Claims 1, 9, 12, and 15 are rejected under 35 U.S.C. 102(a)(1) as being anticipated by Choukroun et al. “Low-bit Quantization of Neural Networks for Efficient Inference”.
Regarding claim 1 Choukroun teaches A data processing method, comprising: marking each layer of a network model as a key layer or a non-key layer according to acquired structural information of the network model; (Choukroun, page 3013-3014, section 3.5, teaches the marking of key layers of a neural network to be used in the quantization process. The layers that are not chosen as key layers can be interpreted as non-key layers since they are not key-layers) respectively determining a quantization bit width range of the key layer and a quantization bit width range of the non-key layer according to hardware resource information that needs to be deployed; (Choukroun, page 3011-3016, section 3, teaches the determining of the bit precision (i.e. quantization bit width) using quantization based on the system that is going to be deployed.) determining, in the quantization bit width range, optimal quantization bit widths of each layer of the network model; and training the network model based on the optimal quantization bit widths of each layer of the network model, so as to obtain an optimal network model, and performing data processing using the optimal network model. (Choukroun, page 3011-3016, section 3, teaches the determining of bit precision (i.e. quantization bit width) of each layer and training a neural network based on those determined optimal bit precisions in order to determine an optimal neural network to run on the desired limited hardware.)

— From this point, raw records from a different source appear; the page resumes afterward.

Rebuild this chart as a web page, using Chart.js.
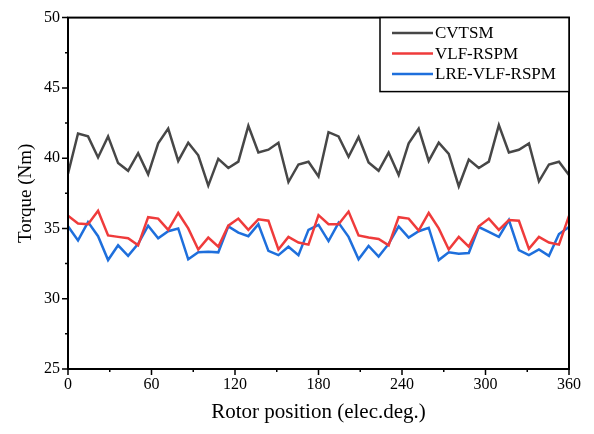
<!DOCTYPE html>
<html>
<head>
<meta charset="utf-8">
<script src="https://cdn.jsdelivr.net/npm/chart.js@4"></script>
<style>
  html, body { margin: 0; padding: 0; background: #fff; }
  #wrap { width: 594px; height: 434px; }
</style>
</head>
<body>
<div id="wrap"><canvas id="c" width="594" height="434"></canvas></div>
<script>
// Rotor positions (elec. deg.), step 7.2
const positions = [0,7.2,14.4,21.6,28.8,36,43.2,50.4,57.6,64.8,72,79.2,86.4,93.6,100.8,108,115.2,122.4,129.6,136.8,144,151.2,158.4,165.6,172.8,180,187.2,194.4,201.6,208.8,216,223.2,230.4,237.6,244.8,252,259.2,266.4,273.6,280.8,288,295.2,302.4,309.6,316.8,324,331.2,338.4,345.6,352.8,360];

const cvtsm = [38.9,41.75,41.55,40.05,41.55,39.65,39.1,40.35,38.85,41.05,42.1,39.8,41.1,40.2,38.05,39.95,39.3,39.75,42.3,40.4,40.6,41.1,38.3,39.55,39.75,38.7,41.85,41.55,40.1,41.5,39.7,39.1,40.4,38.8,41.05,42.1,39.8,41.1,40.3,38.0,39.9,39.3,39.75,42.35,40.4,40.6,41.05,38.35,39.55,39.75,38.8];

const vlfRspm = [35.9,35.35,35.3,36.25,34.5,34.4,34.3,33.8,35.8,35.7,34.9,36.1,35.0,33.5,34.35,33.7,35.2,35.7,34.9,35.65,35.55,33.5,34.4,34.0,33.85,35.95,35.3,35.3,36.2,34.5,34.35,34.25,33.8,35.8,35.7,34.85,36.1,35.0,33.5,34.4,33.7,35.15,35.7,34.9,35.6,35.55,33.55,34.4,34.0,33.85,35.9];

const lreVlfRspm = [35.15,34.15,35.45,34.45,32.75,33.8,33.05,33.9,35.2,34.3,34.8,35.0,32.8,33.3,33.35,33.3,35.15,34.7,34.45,35.3,33.4,33.1,33.7,33.1,34.9,35.25,34.1,35.4,34.4,32.8,33.75,33.0,33.9,35.15,34.35,34.8,35.05,32.75,33.3,33.2,33.25,35.1,34.75,34.4,35.6,33.45,33.1,33.5,33.05,34.6,35.1];

const seriesNames = ['CVTSM', 'VLF-RSPM', 'LRE-VLF-RSPM'];
const xTickLabels = [0, 60, 120, 180, 240, 300, 360];
const yTickLabels = [25, 30, 35, 40, 45, 50];

const colors = ['#474747', '#ef3b3b', '#1e6fdc'];
const FONT = "'Liberation Serif', 'Times New Roman', serif";

function pts(ys) { return positions.map((x, i) => ({ x: x, y: ys[i] })); }

const frameAndTicks = {
  id: 'frameAndTicks',
  afterDraw(chart) {
    const ctx = chart.ctx;
    const a = chart.chartArea;
    const xs = chart.scales.x, ys = chart.scales.y;
    ctx.save();
    ctx.strokeStyle = '#000';
    ctx.lineWidth = 2;
    ctx.strokeRect(a.left, a.top, a.right - a.left, a.bottom - a.top);
    ctx.lineWidth = 1.5;
    ctx.beginPath();
    xs.ticks.forEach(t => {
      const px = xs.getPixelForValue(t.value);
      const len = xTickLabels.includes(t.value) ? 6 : 3;
      ctx.moveTo(px, a.bottom);
      ctx.lineTo(px, a.bottom + len);
    });
    ys.ticks.forEach(t => {
      const py = ys.getPixelForValue(t.value);
      const len = yTickLabels.includes(t.value) ? 6 : 3;
      ctx.moveTo(a.left, py);
      ctx.lineTo(a.left - len, py);
    });
    ctx.stroke();

    // legend box
    const bx = 380, by = a.top, bw = a.right - 380, bh = 74;
    ctx.fillStyle = '#fff';
    ctx.fillRect(bx, by, bw, bh);
    ctx.lineWidth = 1.5;
    ctx.strokeRect(bx, by, bw, bh);
    ctx.font = '17px ' + FONT;
    ctx.textBaseline = 'middle';
    ctx.textAlign = 'left';
    chart.data.datasets.forEach((ds, i) => {
      const yy = 33 + i * 20.5;
      ctx.strokeStyle = ds.borderColor;
      ctx.lineWidth = 2.5;
      ctx.beginPath();
      ctx.moveTo(392, yy);
      ctx.lineTo(433, yy);
      ctx.stroke();
      ctx.fillStyle = '#000';
      ctx.fillText(ds.label, 435, yy + 1);
    });
    ctx.restore();
  }
};

new Chart(document.getElementById('c'), {
  type: 'line',
  data: {
    datasets: [
      { label: seriesNames[0], data: pts(cvtsm), borderColor: colors[0], borderWidth: 2.5 },
      { label: seriesNames[1], data: pts(vlfRspm), borderColor: colors[1], borderWidth: 2.5 },
      { label: seriesNames[2], data: pts(lreVlfRspm), borderColor: colors[2], borderWidth: 2.5 }
    ]
  },
  options: {
    responsive: false,
    animation: false,
    devicePixelRatio: 1,
    layout: { padding: { top: 15, right: 25, left: 0, bottom: 0 } },
    elements: { point: { radius: 0 }, line: { tension: 0, borderJoinStyle: 'miter' } },
    plugins: { legend: { display: false }, tooltip: { enabled: false } },
    scales: {
      x: {
        type: 'linear', min: 0, max: 360,
        ticks: {
          stepSize: 30, autoSkip: false, maxRotation: 0, padding: 6,
          color: '#000', font: { family: FONT, size: 16 },
          callback: v => xTickLabels.includes(v) ? String(v) : ''
        },
        grid: { display: false, drawTicks: false },
        border: { display: false },
        title: { display: true, text: 'Rotor position (elec.deg.)', color: '#000',
                 font: { family: FONT, size: 21 }, padding: { top: 6, bottom: 9 } },
        afterFit: s => { s.height = 434 - 369; }
      },
      y: {
        min: 25, max: 50,
        ticks: {
          stepSize: 2.5, autoSkip: false, padding: 8,
          color: '#000', font: { family: FONT, size: 16 },
          callback: v => yTickLabels.includes(v) ? String(v) : ''
        },
        grid: { display: false, drawTicks: false },
        border: { display: false },
        title: { display: true, text: 'Torque (Nm)', color: '#000',
                 font: { family: FONT, size: 19 }, padding: { top: 15, bottom: 4 } },
        afterFit: s => { s.width = 68; }
      }
    }
  },
  plugins: [frameAndTicks]
});
</script>
</body>
</html>
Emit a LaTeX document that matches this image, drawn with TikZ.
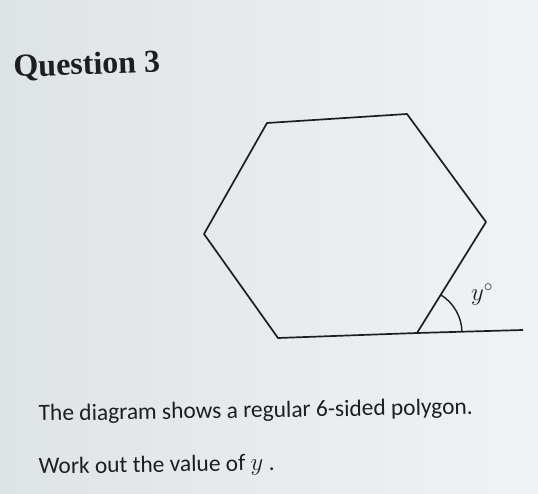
\documentclass[tikz,border=0pt]{standalone}
\usepackage{fontspec}
\setmainfont{Carlito}
\newfontfamily\headfont{Liberation Serif}
\definecolor{screenL}{RGB}{222,227,230}
\definecolor{screenR}{RGB}{240,243,245}
\definecolor{ink}{RGB}{30,30,33}

\begin{document}
\begin{tikzpicture}[x=1pt,y=1pt,line width=1.7pt,line join=round]
\shade[left color=screenL,right color=screenR] (0,0) rectangle (538,493);
\useasboundingbox (0,0) rectangle (538,493);

\node[anchor=base west,inner sep=0pt,rotate=2,text=ink] (title) at (13,416) {\headfont\bfseries\fontsize{32}{36}\selectfont Question 3};

\coordinate (A) at (267,370);
\coordinate (B) at (407,379);
\coordinate (C) at (486,271);
\coordinate (D) at (417,160);
\coordinate (E) at (278,155);
\coordinate (F) at (204,259);
\coordinate (G) at (523,163);
\draw[ink] (A) -- (B) -- (C) -- (D) -- (E) -- (F) -- cycle;
\draw[ink] (D) -- (G);
\draw[ink,line width=1.4pt] ([shift={(1.6:45)}]D) arc (1.6:58:45);
\node[text=ink] (ylab) at (482,198) {\fontsize{24}{28}\selectfont$y^{\circ}$};

\node[anchor=base west,inner sep=0pt,rotate=0.9,text=ink] (line1) at (38,72) {\fontsize{23.4}{28}\selectfont The diagram shows a regular 6-sided polygon.};
\node[anchor=base west,inner sep=0pt,rotate=0.9,text=ink] (line2) at (38,19) {\fontsize{23.4}{28}\selectfont Work out the value of $y$ .};
\end{tikzpicture}
\end{document}
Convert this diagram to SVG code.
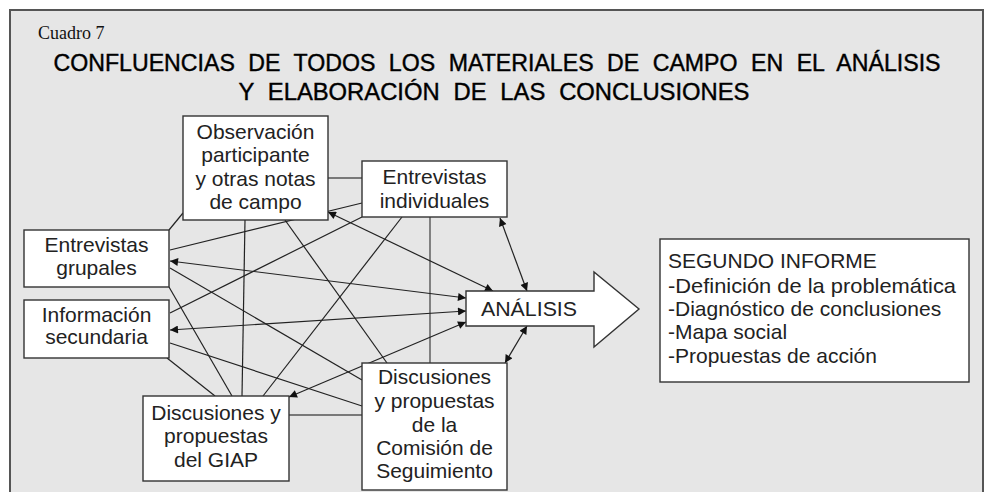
<svg xmlns="http://www.w3.org/2000/svg" width="988" height="492" viewBox="0 0 988 492">
<style>
.box{fill:#fff;stroke:#333;stroke-width:1.4}
.t{font-family:"Liberation Sans",Arial,sans-serif;font-size:21px;fill:#222;text-anchor:middle}
.tl{font-family:"Liberation Sans",Arial,sans-serif;font-size:21px;fill:#222}
.ttl{font-family:"Liberation Sans",Arial,sans-serif;font-size:23px;fill:#000;stroke:#000;stroke-width:0.4;text-anchor:middle}
.ln{stroke:#222;stroke-width:1.2;fill:none}
.lg{stroke:#555;stroke-width:1.4;fill:none}
.ar{stroke:#222;stroke-width:1.2;fill:none;marker-start:url(#ah);marker-end:url(#ah)}
</style>
<defs>
<marker id="ah" viewBox="0 0 10 10" refX="10" refY="5" markerWidth="12" markerHeight="8" markerUnits="userSpaceOnUse" orient="auto-start-reverse">
<path d="M0,0 L10,5 L0,10 z" fill="#111"/>
</marker>
</defs>
<rect x="10" y="10" width="973" height="500" fill="#e6e6e6" stroke="#555" stroke-width="2"/>
<text x="38" y="39" font-family="'Liberation Serif','Times New Roman',serif" font-size="18" fill="#111">Cuadro 7</text>
<text class="ttl" x="497" y="71" textLength="887" lengthAdjust="spacingAndGlyphs" word-spacing="7">CONFLUENCIAS DE TODOS LOS MATERIALES DE CAMPO EN EL ANÁLISIS</text>
<text class="ttl" x="494" y="100" textLength="511" lengthAdjust="spacingAndGlyphs" word-spacing="7">Y ELABORACIÓN DE LAS CONCLUSIONES</text>
<g id="connectors">
<line class="lg" x1="328" y1="178" x2="362" y2="178"/>
<line class="ln" x1="183" y1="213" x2="169" y2="230"/>
<line class="ln" x1="170" y1="250" x2="362" y2="203"/>
<line class="ln" x1="362" y1="217" x2="170" y2="313"/>
<line class="ln" x1="402" y1="217" x2="263" y2="396"/>
<line class="lg" x1="430" y1="217" x2="430" y2="363"/>
<line class="ln" x1="245" y1="220" x2="242" y2="396"/>
<line class="ln" x1="285" y1="220" x2="387" y2="363"/>
<line class="ln" x1="170" y1="268" x2="362" y2="380"/>
<line class="ln" x1="169" y1="287" x2="232" y2="396"/>
<line class="ln" x1="170" y1="343" x2="362" y2="406"/>
<line class="ln" x1="167" y1="358" x2="215" y2="396"/>
<line class="lg" x1="289" y1="415" x2="362" y2="415"/>
<line class="ar" x1="328" y1="212" x2="493" y2="291"/>
<line class="ar" x1="170" y1="261" x2="466" y2="298"/>
<line class="ar" x1="170" y1="330" x2="466" y2="311"/>
<line class="ar" x1="289" y1="397" x2="466" y2="322"/>
<line class="ar" x1="500" y1="218" x2="527" y2="291"/>
<line class="ar" x1="505" y1="363" x2="527" y2="326"/>
</g>
<g id="observacion">
<rect class="box" x="183" y="116" width="145" height="104"/>
<text class="t" x="255.5" y="139">Observación</text>
<text class="t" x="255.5" y="162">participante</text>
<text class="t" x="255.5" y="186">y otras notas</text>
<text class="t" x="255.5" y="209">de campo</text>
</g>
<g id="individuales">
<rect class="box" x="362" y="161" width="145" height="56"/>
<text class="t" x="434.5" y="184">Entrevistas</text>
<text class="t" x="434.5" y="208">individuales</text>
</g>
<g id="grupales">
<rect class="box" x="24" y="230" width="145" height="57"/>
<text class="t" x="96.5" y="252">Entrevistas</text>
<text class="t" x="96.5" y="275">grupales</text>
</g>
<g id="secundaria">
<rect class="box" x="24" y="300" width="145" height="58"/>
<text class="t" x="96.5" y="322">Información</text>
<text class="t" x="96.5" y="344">secundaria</text>
</g>
<g id="giap">
<rect class="box" x="143" y="396" width="146" height="85"/>
<text class="t" x="216" y="420">Discusiones y</text>
<text class="t" x="216" y="443">propuestas</text>
<text class="t" x="216" y="467">del GIAP</text>
</g>
<g id="comision">
<rect class="box" x="362" y="363" width="145" height="127"/>
<text class="t" x="434.5" y="384">Discusiones</text>
<text class="t" x="434.5" y="408">y propuestas</text>
<text class="t" x="434.5" y="432">de la</text>
<text class="t" x="434.5" y="455">Comisión de</text>
<text class="t" x="434.5" y="478">Seguimiento</text>
</g>
<g id="analisis">
<polygon class="box" points="466,291 594,291 594,272 639,309 594,347 594,326 466,326"/>
<text class="tl" x="481" y="316" textLength="96" lengthAdjust="spacingAndGlyphs">ANÁLISIS</text>
</g>
<g id="segundo">
<rect class="box" x="660" y="239" width="309" height="143"/>
<text class="tl" x="668" y="268">SEGUNDO INFORME</text>
<text class="tl" x="668" y="293" textLength="288" lengthAdjust="spacingAndGlyphs">-Definición de la problemática</text>
<text class="tl" x="668" y="316">-Diagnóstico de conclusiones</text>
<text class="tl" x="668" y="339">-Mapa social</text>
<text class="tl" x="668" y="363">-Propuestas de acción</text>
</g>
</svg>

Regarding claim 5 Choukroun teaches The method according to claim 1, wherein the network model comprises at least one of an image classification model, an image detection model, an image recognition model, and a natural language processing model. (Choukroun, page 3016, section 4, teaches the training and use of a neural network model that comprises a image recognition model.)
Regarding claim 9 Choukroun teaches A data processing device, comprising: at least one processor; and a memory, configured to store a computer program which can be run on the at least one processor, and the computer program, when being executed by the at least one processor, causes the at least one processor to: marking each layer of a network model as a key layer or a non-key layer according to acquired structural information of the network model; (Choukroun, page 3013-3014, section 3.5, teaches the marking of key layers of a neural network to be used in the quantization process. The layers that are not chosen as key layers can be interpreted as non-key layers since they are not key-layers) respectively determining a quantization bit width range of the key layer and a quantization bit width range of the non-key layer according to hardware resource information that needs to be deployed; (Choukroun, page 3011-3016, section 3, teaches the determining of the bit precision (i.e. quantization bit width) using quantization based on the system that is going to be deployed.) determining, in the quantization bit width range, optimal quantization bit widths of each layer of the network model; and training the network model based on the optimal quantization bit widths of each layer of the network model, so as to obtain an optimal network model, and performing data processing using the optimal network model; (Choukroun, page 3011-3016, section 3, teaches the determining of bit precision (i.e. quantization bit width) of each layer and training a neural network based on those determined optimal bit precisions in order to determine an optimal neural network to run on the desired limited hardware.)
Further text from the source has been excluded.